XML Steps
The Xml
step extends the same base class (Dom
) as
the Html
step but uses XPath queries as default, instead
of CSS selectors. So selecting data from an XML document
looks pretty much the same as selecting from HTML:
Xml::root()->extract(['title' => '//title', 'author' => '//author']);
Xml::each('bookstore/book')->extract(['title' => '//title', 'author' => '//author']);
Xml::first('bookstore/book')->extract(['title' => '//title', 'author' => '//author']);
Xml::last('bookstore/book')->extract(['title' => '//title', 'author' => '//author']);
root
is used to just extract a set of properties from the
root of the document. each
, first
and last
are all
used to extract a set of properties from a list of similar
items. each
is the only one that yields multiple outputs.
The extract
method takes an array with the data property
names that you want to have in the output/result as key
and the XPath query as value.
Accessing other Node Values
By default, the XPath queries return the text of the selected node. But of course you can also get other values:
Xml::first('listing/item')->extract([
'default' => Dom::xPath('//default')->text(),
'foo' => Dom::xPath('//foo')->innerText(),
'bar' => Dom::xPath('//bar')->html(),
'baz' => Dom::xPath('//baz')->outerHtml(),
'test' => Dom::xPath('//test')->attribute('test'),
]);
text
You don't have to use this explicitly, it's the default
when you only provide the selector as string. It gets the
text inside the node including children.
innerText
Gets only the text directly inside the node.
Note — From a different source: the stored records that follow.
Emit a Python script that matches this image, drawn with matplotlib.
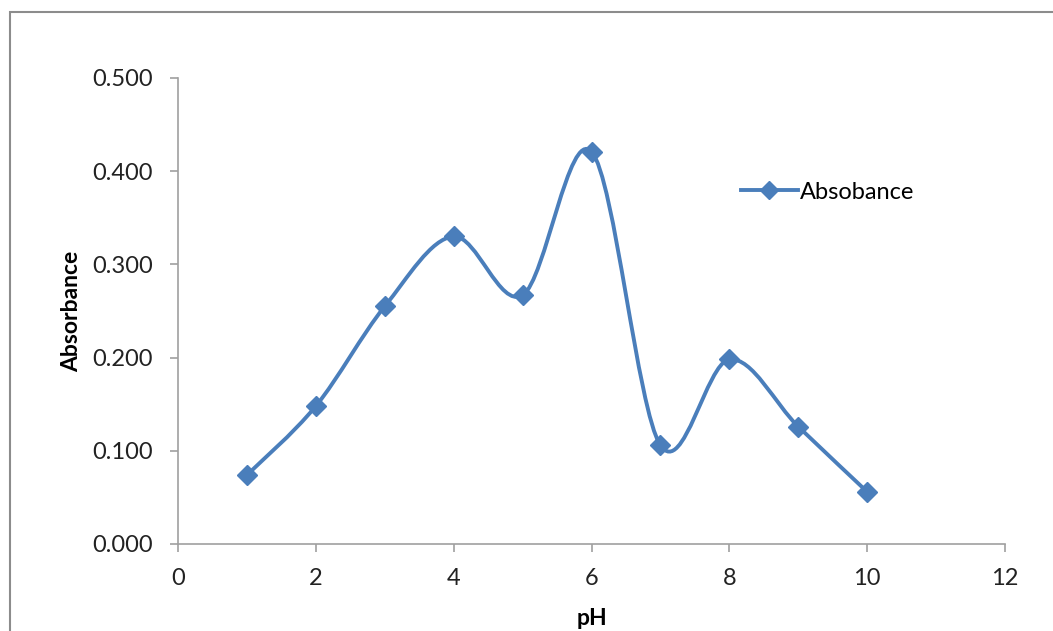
import matplotlib.pyplot as plt
from matplotlib.path import Path
from matplotlib.patches import PathPatch, Rectangle
from matplotlib.lines import Line2D

plt.rcParams['font.family'] = ['Lato', 'DejaVu Sans']

# ==================== 数据 ====================
ph = [1, 2, 3, 4, 5, 6, 7, 8, 9, 10]
absorbance = [0.074, 0.148, 0.255, 0.330, 0.267, 0.421, 0.106, 0.198, 0.126, 0.056]
x_ticks = [0, 2, 4, 6, 8, 10, 12]
y_ticks = [0.0, 0.1, 0.2, 0.3, 0.4, 0.5]

LINE_COLOR = '#4A7EBB'
AXIS_COLOR = '#A0A0A0'


def smooth_path(xs, ys):
    """Excel 风格平滑曲线（三次贝塞尔）"""
    pts = list(zip(xs, ys))
    verts = [pts[0]]
    codes = [Path.MOVETO]
    n = len(pts)
    for i in range(n - 1):
        p0 = pts[i - 1] if i > 0 else pts[i]
        p1 = pts[i]
        p2 = pts[i + 1]
        p3 = pts[i + 2] if i + 2 < n else pts[i + 1]
        c1 = (p1[0] + (p2[0] - p0[0]) / 6, p1[1] + (p2[1] - p0[1]) / 6)
        c2 = (p2[0] - (p3[0] - p1[0]) / 6, p2[1] - (p3[1] - p1[1]) / 6)
        verts += [c1, c2, p2]
        codes += [Path.CURVE4] * 3
    return Path(verts, codes)


fig = plt.figure(figsize=(10.53, 6.31), dpi=100)
ax = fig.add_axes([178 / 1053, 1 - 544 / 631, (1005 - 178) / 1053, (544 - 78) / 631])

# 外框
fig.patches.append(Rectangle((10 / 1053, -0.5), 2, 0.5 + 1 - 12 / 631,
                             transform=fig.transFigure, fill=False,
                             edgecolor='#8C8C8C', linewidth=1.5))

ax.add_patch(PathPatch(smooth_path(ph, absorbance), facecolor='none',
                       edgecolor=LINE_COLOR, linewidth=2.8, zorder=3))
ax.plot(ph, absorbance, linestyle='none', marker='D', markersize=10,
        color=LINE_COLOR, zorder=4)

ax.set_xlim(0, 12)
ax.set_ylim(0, 0.5)
ax.set_xticks(x_ticks)
ax.set_yticks(y_ticks)
ax.set_yticklabels([f'{v:.3f}' for v in y_ticks])

for side in ['top', 'right']:
    ax.spines[side].set_visible(False)
for side in ['left', 'bottom']:
    ax.spines[side].set_color(AXIS_COLOR)
    ax.spines[side].set_linewidth(1.2)
ax.tick_params(direction='out', length=6, width=1.2, color=AXIS_COLOR,
               labelsize=17, labelcolor='#222222', pad=11)
ax.tick_params(axis='y', pad=12)

ax.set_xlabel('pH', fontsize=16.5, fontweight='bold', labelpad=14)
ax.set_ylabel('Absorbance', fontsize=16.5, fontweight='bold', labelpad=7)

handle = Line2D([], [], color=LINE_COLOR, linewidth=2.8, marker='D', markersize=9)
ax.legend([handle], ['Absobance'], loc='center left', bbox_to_anchor=(0.655, 0.755),
          frameon=False, fontsize=17, handlelength=2.4, handletextpad=0.1)

fig.savefig('out.png', dpi=100)
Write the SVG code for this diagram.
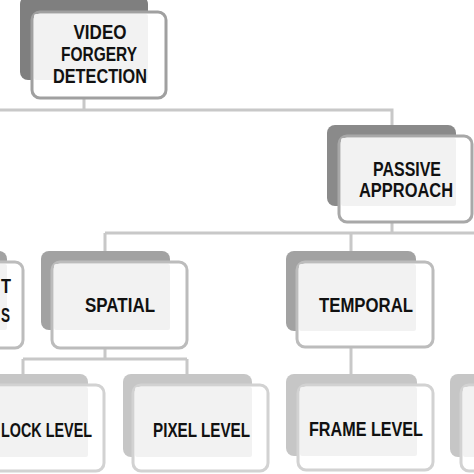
<svg xmlns="http://www.w3.org/2000/svg" width="474" height="474" viewBox="0 0 474 474">
<style>
.bg{fill:#ffffff}
.front{fill:#ffffff;stroke-width:3}
.inner{fill:#f2f2f2}
.l0 .sh{fill:#7f7f7f}.l0 .front{stroke:#a0a0a0}
.l1 .sh{fill:#8a8a8a}.l1 .front{stroke:#a8a8a8}
.l2 .sh{fill:#a2a2a2}.l2 .front{stroke:#bcbcbc}
.l3 .sh{fill:#c6c6c6}.l3 .front{stroke:#d2d2d2}
text{font-family:"Liberation Sans",Arial,sans-serif;font-weight:bold;font-size:19.5px;fill:#111111;text-anchor:middle}
.conn{fill:none;stroke:#c8c8c8;stroke-width:3}
</style>
<rect class="bg" x="0" y="0" width="474" height="474"/>
<g id="connectors" class="conn">
<path d="M84 98V110M-5 110H392V125"/>
<path d="M392 222V233M105 233H480M105 233V251M351 233V251"/>
<path d="M105 348V359M23 359H187M23 359V374M187 359V374"/>
<path d="M351 347V374"/>
</g>
<g id="node-video-forgery-detection" class="l0">
<rect class="sh" x="20" y="-4" width="128" height="84" rx="8"/>
<rect class="front" x="32" y="12" width="134" height="86" rx="8"/>
<rect class="inner" x="34" y="14" width="114" height="66" rx="2"/>
<text x="100" y="38.5" textLength="53" lengthAdjust="spacingAndGlyphs">VIDEO</text>
<text x="99" y="60.5" textLength="76" lengthAdjust="spacingAndGlyphs">FORGERY</text>
<text x="100" y="82.5" textLength="94" lengthAdjust="spacingAndGlyphs">DETECTION</text>
</g>
<g id="node-passive-approach" class="l1">
<rect class="sh" x="327" y="125" width="129" height="81" rx="8"/>
<rect class="front" x="339" y="136" width="133" height="86" rx="8"/>
<rect class="inner" x="341" y="138" width="115" height="68" rx="2"/>
<text x="407" y="175.5" textLength="68" lengthAdjust="spacingAndGlyphs">PASSIVE</text>
<text x="406" y="197" textLength="94" lengthAdjust="spacingAndGlyphs">APPROACH</text>
</g>
<g id="node-left-cut" class="l2">
<rect class="sh" x="-123" y="251" width="130" height="79" rx="8"/>
<rect class="front" x="-112" y="262" width="135" height="86" rx="8"/>
<rect class="inner" x="-110" y="264" width="117" height="66" rx="2"/>
<text x="6" y="293" textLength="10" lengthAdjust="spacingAndGlyphs">T</text>
<text x="5.5" y="322" textLength="9" lengthAdjust="spacingAndGlyphs">S</text>
</g>
<g id="node-spatial" class="l2">
<rect class="sh" x="41" y="251" width="129" height="79" rx="8"/>
<rect class="front" x="52" y="262" width="135" height="86" rx="8"/>
<rect class="inner" x="54" y="264" width="116" height="66" rx="2"/>
<text x="120" y="312" textLength="70" lengthAdjust="spacingAndGlyphs">SPATIAL</text>
</g>
<g id="node-temporal" class="l2">
<rect class="sh" x="286" y="251" width="130" height="80" rx="8"/>
<rect class="front" x="297" y="262" width="136" height="85" rx="8"/>
<rect class="inner" x="299" y="264" width="117" height="67" rx="2"/>
<text x="366" y="312" textLength="94" lengthAdjust="spacingAndGlyphs">TEMPORAL</text>
</g>
<g id="node-block-level" class="l3">
<rect class="sh" x="-42" y="374" width="130" height="83" rx="8"/>
<rect class="front" x="-31" y="385" width="135" height="86" rx="8"/>
<rect class="inner" x="-29" y="387" width="117" height="70" rx="2"/>
<text x="46.5" y="437" textLength="91" lengthAdjust="spacingAndGlyphs">LOCK LEVEL</text>
</g>
<g id="node-pixel-level" class="l3">
<rect class="sh" x="123" y="374" width="129" height="83" rx="8"/>
<rect class="front" x="133" y="385" width="135" height="86" rx="8"/>
<rect class="inner" x="135" y="387" width="117" height="70" rx="2"/>
<text x="201.5" y="437" textLength="97" lengthAdjust="spacingAndGlyphs">PIXEL LEVEL</text>
</g>
<g id="node-frame-level" class="l3">
<rect class="sh" x="286" y="374" width="131" height="82" rx="8"/>
<rect class="front" x="298" y="385" width="135" height="85" rx="8"/>
<rect class="inner" x="300" y="387" width="117" height="69" rx="2"/>
<text x="366" y="436" textLength="114" lengthAdjust="spacingAndGlyphs">FRAME LEVEL</text>
</g>
<g id="node-right-cut" class="l3">
<rect class="sh" x="450" y="374" width="130" height="83" rx="8"/>
<rect class="front" x="461" y="385" width="135" height="86" rx="8"/>
<rect class="inner" x="463" y="387" width="117" height="70" rx="2"/>
</g>
</svg>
Excludes text
from child nodes.
html
Gets the xml source inside the selected element.
outerHtml
Gets the xml source of the selected element including the
element itself.
attribute(x)
Gets the value inside attribute x of the selected element.
Using CSS selectors instead of XPath queries
As default, Xml steps use XPath queries, but if you want to, you can also use CSS selectors for Xml:
Xml::each(Dom::cssSelector('bookstore book'))
->extract([
'title' => Dom::cssSelector('title'),
'author' => Dom::cssSelector('author'),
'year' => Dom::cssSelector('year'),
]);